Water temperatures are getting hotter, and as expected Bay Street Outfitters (843-524-5250) reports that the tailing activity for redfish is excellent when the tides are right. However, fish have not been eating as well on lower tides. Cut mullet and shrimp will work at times, but at times fish have been pretty lackadaisical.
Captain Tuck Scott has sometimes found a little better bite for trout on days when reds won’t feed, and they have been coming on small shrimp fished under popping corks. They seem to be in slightly deeper areas that are a little cooler with 4+ feet of water. Clear water has not made a huge difference but they do want moving water.
Part-time Beaufort resident John Long with East Columbia Sport Shop (803-776-8320) reports that the black drum fishing has been outstanding for a little while now. They can be caught anywhere that there are trees with shrimp and fiddler crabs.
Sheepshead are also around most any structure right now, but they are also relating better to trees than rocks. The Fripp rocks have not been very productive for sheepshead recently. Fiddler crabs are needed and they will work around trees as shallow as 3 feet.
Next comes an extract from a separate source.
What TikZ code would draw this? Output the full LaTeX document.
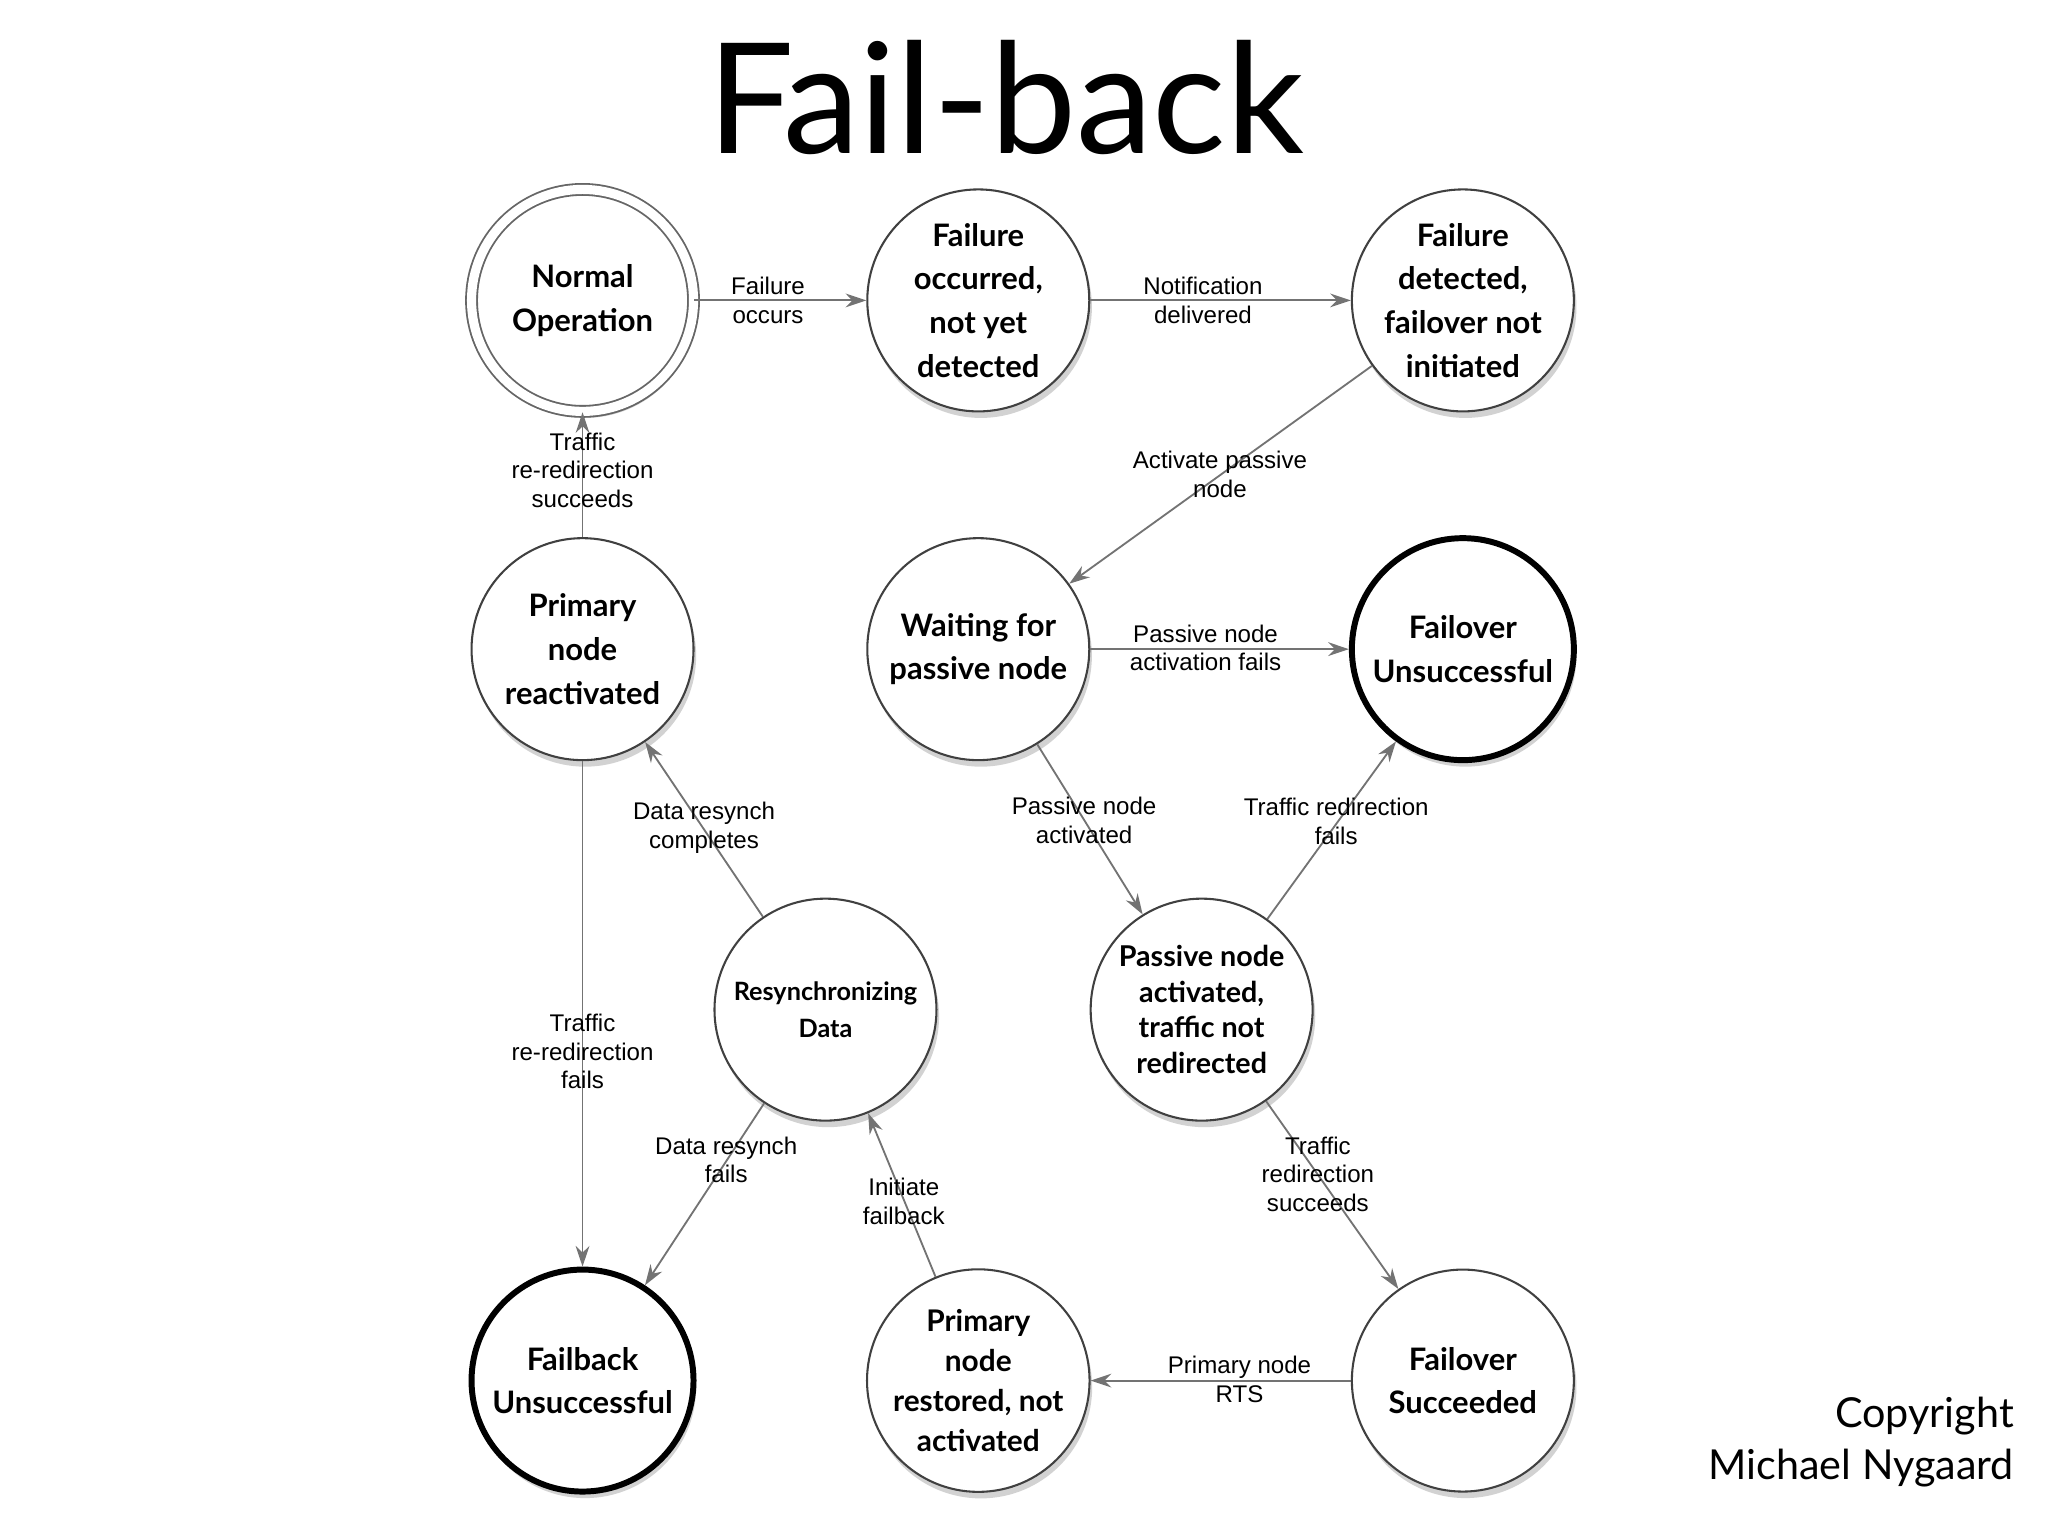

Flounder fishing has been pretty good around the trees at the tip of Hunting Island, and when the water is clear they can be caught around the Fripp rocks. However, they are moving around a lot and can be in an area one day and gone the next. Mud minnows and finger mullet are the best baits and fish have been pretty shallow.
Inshore surface water temperatures have dropped all the way to 73 after several cool days in Beaufort, and water clarity varies. In areas where the water is dirty it is muddy because of wind and the water is not tannic. There are lots of tiny shrimp in the creeks.
Water temperatures are moving the wrong direction, but Bay Street Outfitters (843-524-5250) reports that the tailing activity for redfish was phenomenal on the last set of good high tides. One evening they had more than 25 shots at tailing fish, and there is every expectation that the opportunities will be just as good on the next set of good evening high tides this week.
On low tide the fish are now pretty broken up into small schools which can be sight-cast for, and there have been some good catches on the mud flats. When there is some water over the oysters both redfish and black drum have been caught. Redfish are likely to be in the calmer water behind oysters instead of in the current.
While live or cut bait will obviously work Gulp! and Zman paddletail grubs have been working very well, and on the fly brown or other dark shrimp and crab patterns have also been good.
There continue to be good trout reports fishing creek mouths with Gulp! or paddletail grubs on jigheads in 3-4 feet on the outgoing tide. Trout will get in the swifter areas, while reds will look for calmer water.
Early and into the day on calmer, cloudy mornings both trout and redfish can also be caught on topwater lures.
Perhaps because of the cool temperatures tripletail have been absent.